Justin: [00:27:33] So on bureau, we've had a number of good offers. They are at least almost 50% higher than we would have gotten two years ago. And so it's very strong. We have one offer in particular that looks really good. And separately, I bought the land next to Bureau. It was a small purchase. I offered it. Not many people participated. I bought it with only like one other investor or maybe lender. Now they want to buy the land with it or they might buy it separately. We'll figure it out, but there's a strong offer there, so that may turn into a contract in the next few weeks. [Okay]. That's one. Melbourne, we have an offer there that's paying us, I'm going to say a 30% premium to its actual market value because they want a four month due diligence period and then they want two months to close and they're not putting up a huge amount of money, just like [] because they want to convert it to apartments. Yeah, we figure there's no harm for the most part in taking that offer because if they don't close, we're still going to operate and keep pushing our numbers north. But there are some technicalities.

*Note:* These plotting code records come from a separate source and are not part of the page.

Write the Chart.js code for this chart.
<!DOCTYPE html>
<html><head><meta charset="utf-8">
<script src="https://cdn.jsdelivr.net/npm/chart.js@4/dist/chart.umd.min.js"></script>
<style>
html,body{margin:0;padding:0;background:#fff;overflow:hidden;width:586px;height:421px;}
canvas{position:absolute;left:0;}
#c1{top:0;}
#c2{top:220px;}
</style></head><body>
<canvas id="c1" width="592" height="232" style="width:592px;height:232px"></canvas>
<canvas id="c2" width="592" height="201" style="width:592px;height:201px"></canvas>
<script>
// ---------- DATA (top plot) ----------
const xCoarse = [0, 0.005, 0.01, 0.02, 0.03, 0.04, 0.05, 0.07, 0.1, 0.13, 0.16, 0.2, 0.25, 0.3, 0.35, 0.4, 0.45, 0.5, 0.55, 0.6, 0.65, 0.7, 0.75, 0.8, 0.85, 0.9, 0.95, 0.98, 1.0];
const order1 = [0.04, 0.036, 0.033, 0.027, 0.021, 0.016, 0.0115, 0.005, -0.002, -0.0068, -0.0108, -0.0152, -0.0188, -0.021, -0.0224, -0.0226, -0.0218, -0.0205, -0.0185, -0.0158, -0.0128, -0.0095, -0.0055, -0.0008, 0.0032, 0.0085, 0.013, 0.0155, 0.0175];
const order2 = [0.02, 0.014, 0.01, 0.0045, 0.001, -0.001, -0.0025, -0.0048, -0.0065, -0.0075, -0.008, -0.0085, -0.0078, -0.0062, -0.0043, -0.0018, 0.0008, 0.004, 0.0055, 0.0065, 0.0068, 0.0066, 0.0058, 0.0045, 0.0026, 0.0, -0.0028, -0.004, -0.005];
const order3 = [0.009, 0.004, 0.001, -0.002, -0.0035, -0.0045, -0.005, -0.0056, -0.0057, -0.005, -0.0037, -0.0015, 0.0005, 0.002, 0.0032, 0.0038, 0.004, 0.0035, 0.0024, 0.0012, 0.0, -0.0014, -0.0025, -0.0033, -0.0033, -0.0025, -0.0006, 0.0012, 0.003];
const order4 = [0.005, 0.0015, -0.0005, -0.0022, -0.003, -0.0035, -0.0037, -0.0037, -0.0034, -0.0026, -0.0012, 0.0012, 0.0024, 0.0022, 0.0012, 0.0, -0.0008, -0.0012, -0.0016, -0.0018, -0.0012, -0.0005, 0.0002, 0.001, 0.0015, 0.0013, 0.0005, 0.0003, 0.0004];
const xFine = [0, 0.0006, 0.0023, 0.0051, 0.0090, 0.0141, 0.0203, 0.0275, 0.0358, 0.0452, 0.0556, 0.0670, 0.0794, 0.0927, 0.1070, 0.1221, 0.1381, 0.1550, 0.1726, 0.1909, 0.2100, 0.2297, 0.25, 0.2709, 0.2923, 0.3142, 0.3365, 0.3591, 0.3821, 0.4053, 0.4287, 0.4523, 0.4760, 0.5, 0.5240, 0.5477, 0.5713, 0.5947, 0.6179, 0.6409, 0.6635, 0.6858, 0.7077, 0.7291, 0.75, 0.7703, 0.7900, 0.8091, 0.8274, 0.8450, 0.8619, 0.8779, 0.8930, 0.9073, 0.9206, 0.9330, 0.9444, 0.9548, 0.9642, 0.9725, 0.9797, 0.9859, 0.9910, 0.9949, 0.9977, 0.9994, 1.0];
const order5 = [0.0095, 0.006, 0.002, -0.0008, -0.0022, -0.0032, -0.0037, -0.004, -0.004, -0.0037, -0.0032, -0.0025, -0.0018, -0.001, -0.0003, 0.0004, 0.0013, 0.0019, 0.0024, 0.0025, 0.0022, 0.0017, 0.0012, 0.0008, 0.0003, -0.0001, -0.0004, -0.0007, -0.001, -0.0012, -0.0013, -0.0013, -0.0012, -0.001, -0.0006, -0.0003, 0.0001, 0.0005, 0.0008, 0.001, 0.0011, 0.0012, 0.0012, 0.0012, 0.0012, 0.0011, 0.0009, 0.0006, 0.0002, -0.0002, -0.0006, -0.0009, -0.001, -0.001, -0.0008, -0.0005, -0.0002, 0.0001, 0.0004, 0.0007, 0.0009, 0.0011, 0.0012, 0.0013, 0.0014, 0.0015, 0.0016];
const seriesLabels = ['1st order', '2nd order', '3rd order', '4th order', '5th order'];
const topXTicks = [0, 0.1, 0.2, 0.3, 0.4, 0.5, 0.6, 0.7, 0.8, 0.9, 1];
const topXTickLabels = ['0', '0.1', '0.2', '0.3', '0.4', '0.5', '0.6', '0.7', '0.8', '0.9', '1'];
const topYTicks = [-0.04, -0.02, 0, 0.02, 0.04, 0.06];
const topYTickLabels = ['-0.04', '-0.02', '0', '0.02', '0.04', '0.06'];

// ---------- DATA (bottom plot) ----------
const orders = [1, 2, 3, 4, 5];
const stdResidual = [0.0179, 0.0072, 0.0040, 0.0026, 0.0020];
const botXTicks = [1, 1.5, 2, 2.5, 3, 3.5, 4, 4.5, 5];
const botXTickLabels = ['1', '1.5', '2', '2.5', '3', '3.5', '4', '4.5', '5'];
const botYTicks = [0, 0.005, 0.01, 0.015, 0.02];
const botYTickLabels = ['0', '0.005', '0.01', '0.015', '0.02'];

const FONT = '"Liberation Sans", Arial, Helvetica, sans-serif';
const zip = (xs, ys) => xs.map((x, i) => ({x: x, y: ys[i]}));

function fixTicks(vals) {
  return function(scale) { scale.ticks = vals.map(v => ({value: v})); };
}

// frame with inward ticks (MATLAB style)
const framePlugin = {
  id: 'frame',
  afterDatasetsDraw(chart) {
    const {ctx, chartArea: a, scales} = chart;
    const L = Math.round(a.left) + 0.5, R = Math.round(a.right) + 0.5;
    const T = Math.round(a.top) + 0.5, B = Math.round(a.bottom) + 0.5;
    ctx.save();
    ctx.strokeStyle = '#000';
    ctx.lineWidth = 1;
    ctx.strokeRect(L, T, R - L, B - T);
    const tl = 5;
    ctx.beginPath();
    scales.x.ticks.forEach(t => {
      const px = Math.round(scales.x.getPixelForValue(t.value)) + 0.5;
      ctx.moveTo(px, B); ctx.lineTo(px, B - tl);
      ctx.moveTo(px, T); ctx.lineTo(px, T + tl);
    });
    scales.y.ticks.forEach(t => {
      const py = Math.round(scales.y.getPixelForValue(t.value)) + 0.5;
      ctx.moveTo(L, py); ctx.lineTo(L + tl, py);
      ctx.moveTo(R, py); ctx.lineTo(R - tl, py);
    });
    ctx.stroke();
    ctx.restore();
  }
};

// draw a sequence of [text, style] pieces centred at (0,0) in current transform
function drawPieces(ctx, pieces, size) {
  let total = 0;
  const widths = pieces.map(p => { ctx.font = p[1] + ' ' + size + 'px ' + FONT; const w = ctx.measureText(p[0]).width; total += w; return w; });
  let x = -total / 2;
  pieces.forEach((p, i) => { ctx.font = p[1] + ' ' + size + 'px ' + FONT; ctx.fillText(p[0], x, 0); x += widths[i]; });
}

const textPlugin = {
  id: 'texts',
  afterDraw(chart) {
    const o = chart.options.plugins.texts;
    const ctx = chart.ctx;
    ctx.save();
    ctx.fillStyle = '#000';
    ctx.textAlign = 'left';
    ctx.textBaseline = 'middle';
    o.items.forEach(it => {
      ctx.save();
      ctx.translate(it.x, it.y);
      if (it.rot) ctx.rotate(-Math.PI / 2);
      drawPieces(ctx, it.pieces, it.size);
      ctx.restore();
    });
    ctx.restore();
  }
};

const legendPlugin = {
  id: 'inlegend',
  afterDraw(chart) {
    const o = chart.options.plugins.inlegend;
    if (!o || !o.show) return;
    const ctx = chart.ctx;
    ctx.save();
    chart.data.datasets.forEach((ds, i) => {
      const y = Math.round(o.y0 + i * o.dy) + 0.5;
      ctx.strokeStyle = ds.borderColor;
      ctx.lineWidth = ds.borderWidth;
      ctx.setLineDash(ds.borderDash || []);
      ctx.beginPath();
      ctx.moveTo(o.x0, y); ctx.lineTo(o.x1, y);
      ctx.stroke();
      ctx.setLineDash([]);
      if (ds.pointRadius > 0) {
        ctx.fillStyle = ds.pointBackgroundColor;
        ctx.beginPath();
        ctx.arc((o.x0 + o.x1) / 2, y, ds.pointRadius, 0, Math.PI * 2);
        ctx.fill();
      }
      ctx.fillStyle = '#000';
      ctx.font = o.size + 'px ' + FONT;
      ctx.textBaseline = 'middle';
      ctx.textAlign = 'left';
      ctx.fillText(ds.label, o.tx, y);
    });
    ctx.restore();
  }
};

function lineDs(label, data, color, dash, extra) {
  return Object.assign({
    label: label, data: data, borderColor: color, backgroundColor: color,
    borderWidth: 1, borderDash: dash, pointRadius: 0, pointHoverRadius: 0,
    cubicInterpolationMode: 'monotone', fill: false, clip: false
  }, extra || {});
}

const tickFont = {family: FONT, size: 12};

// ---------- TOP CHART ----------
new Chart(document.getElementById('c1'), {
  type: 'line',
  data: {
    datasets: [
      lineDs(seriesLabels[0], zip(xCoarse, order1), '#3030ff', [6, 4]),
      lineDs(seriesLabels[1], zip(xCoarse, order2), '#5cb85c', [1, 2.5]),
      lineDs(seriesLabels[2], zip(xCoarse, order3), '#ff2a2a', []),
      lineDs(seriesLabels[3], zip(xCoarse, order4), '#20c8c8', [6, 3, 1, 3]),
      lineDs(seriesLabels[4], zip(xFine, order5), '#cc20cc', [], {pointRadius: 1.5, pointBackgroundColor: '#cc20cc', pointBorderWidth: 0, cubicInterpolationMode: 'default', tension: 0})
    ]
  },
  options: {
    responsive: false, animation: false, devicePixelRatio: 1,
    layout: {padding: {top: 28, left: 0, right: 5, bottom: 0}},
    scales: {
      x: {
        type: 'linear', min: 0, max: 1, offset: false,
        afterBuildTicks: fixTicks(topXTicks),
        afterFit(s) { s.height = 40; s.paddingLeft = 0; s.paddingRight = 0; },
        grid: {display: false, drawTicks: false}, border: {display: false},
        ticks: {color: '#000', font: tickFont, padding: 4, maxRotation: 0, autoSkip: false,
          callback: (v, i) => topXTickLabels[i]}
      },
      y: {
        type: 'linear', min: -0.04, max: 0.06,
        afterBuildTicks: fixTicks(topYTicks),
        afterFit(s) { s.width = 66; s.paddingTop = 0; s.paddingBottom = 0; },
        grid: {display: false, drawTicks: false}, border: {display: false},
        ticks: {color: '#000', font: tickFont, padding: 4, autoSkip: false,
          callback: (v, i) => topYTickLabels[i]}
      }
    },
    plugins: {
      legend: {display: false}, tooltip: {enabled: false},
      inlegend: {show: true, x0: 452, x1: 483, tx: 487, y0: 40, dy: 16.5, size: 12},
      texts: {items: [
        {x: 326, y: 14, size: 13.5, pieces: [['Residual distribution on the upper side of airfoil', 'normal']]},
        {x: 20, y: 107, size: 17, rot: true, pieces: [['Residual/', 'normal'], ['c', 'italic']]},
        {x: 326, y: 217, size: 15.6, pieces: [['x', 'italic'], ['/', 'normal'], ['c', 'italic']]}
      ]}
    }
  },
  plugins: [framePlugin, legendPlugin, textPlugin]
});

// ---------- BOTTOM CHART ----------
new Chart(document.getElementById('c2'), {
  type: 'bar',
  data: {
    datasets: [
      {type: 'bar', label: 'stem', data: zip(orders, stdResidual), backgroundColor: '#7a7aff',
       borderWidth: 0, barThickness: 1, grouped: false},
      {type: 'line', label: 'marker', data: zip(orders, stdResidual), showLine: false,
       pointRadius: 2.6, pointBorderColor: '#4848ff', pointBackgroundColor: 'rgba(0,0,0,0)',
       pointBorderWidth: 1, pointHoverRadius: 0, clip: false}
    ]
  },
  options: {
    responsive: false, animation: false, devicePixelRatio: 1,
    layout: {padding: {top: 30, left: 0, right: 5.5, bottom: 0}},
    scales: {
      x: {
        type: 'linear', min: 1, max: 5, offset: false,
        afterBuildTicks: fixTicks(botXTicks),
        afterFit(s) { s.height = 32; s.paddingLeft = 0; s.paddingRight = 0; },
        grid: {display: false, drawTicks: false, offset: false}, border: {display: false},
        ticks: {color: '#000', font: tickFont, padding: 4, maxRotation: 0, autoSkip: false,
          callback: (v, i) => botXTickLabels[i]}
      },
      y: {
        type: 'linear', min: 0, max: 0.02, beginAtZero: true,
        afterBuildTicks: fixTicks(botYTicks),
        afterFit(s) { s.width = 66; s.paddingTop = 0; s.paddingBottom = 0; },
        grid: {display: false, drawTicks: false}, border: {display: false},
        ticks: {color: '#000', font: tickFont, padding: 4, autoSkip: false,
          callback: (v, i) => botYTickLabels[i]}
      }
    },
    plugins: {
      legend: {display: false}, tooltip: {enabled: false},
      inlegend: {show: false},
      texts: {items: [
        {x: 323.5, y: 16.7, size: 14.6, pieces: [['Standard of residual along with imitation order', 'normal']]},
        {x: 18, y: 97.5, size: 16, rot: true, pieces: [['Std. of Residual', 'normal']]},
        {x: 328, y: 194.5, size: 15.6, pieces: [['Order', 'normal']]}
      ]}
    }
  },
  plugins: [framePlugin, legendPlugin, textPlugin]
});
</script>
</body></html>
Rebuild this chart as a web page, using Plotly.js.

The way they're closing close to season, we'd have to cancel, our seasonal business, which we're okay with, they're paying such a premium. It's okay. We got a little before season. We'd cancel it. But it runs into logistics where if you don't do it right, we could turn off our lights and they fail to close and we're like, Whoops, turn our lights back on and get our bookings in. So, those are the details we're wrestling with. But I give that one, you know, a 50% chance at best at closing. So I'm not excited about it, but it's strong enough. And if we get the details right, the risk is minimal or almost nothing for us to accept the offer for now.

 

Bob: [00:29:22] Okay. Anything else you'd like to add before we sign off here, Justin?

 

Justin: [00:29:27] Nope. I just hope everyone enjoys the summer. We just started it just last week I think it is. So enjoy the summer. Yeah.

 

Bob: [00:29:36] Have a great summer. I'll talk to you in a month or so, Justin. Take care.

Justin: [00:29:40] Thanks, Bob. Always a pleasure.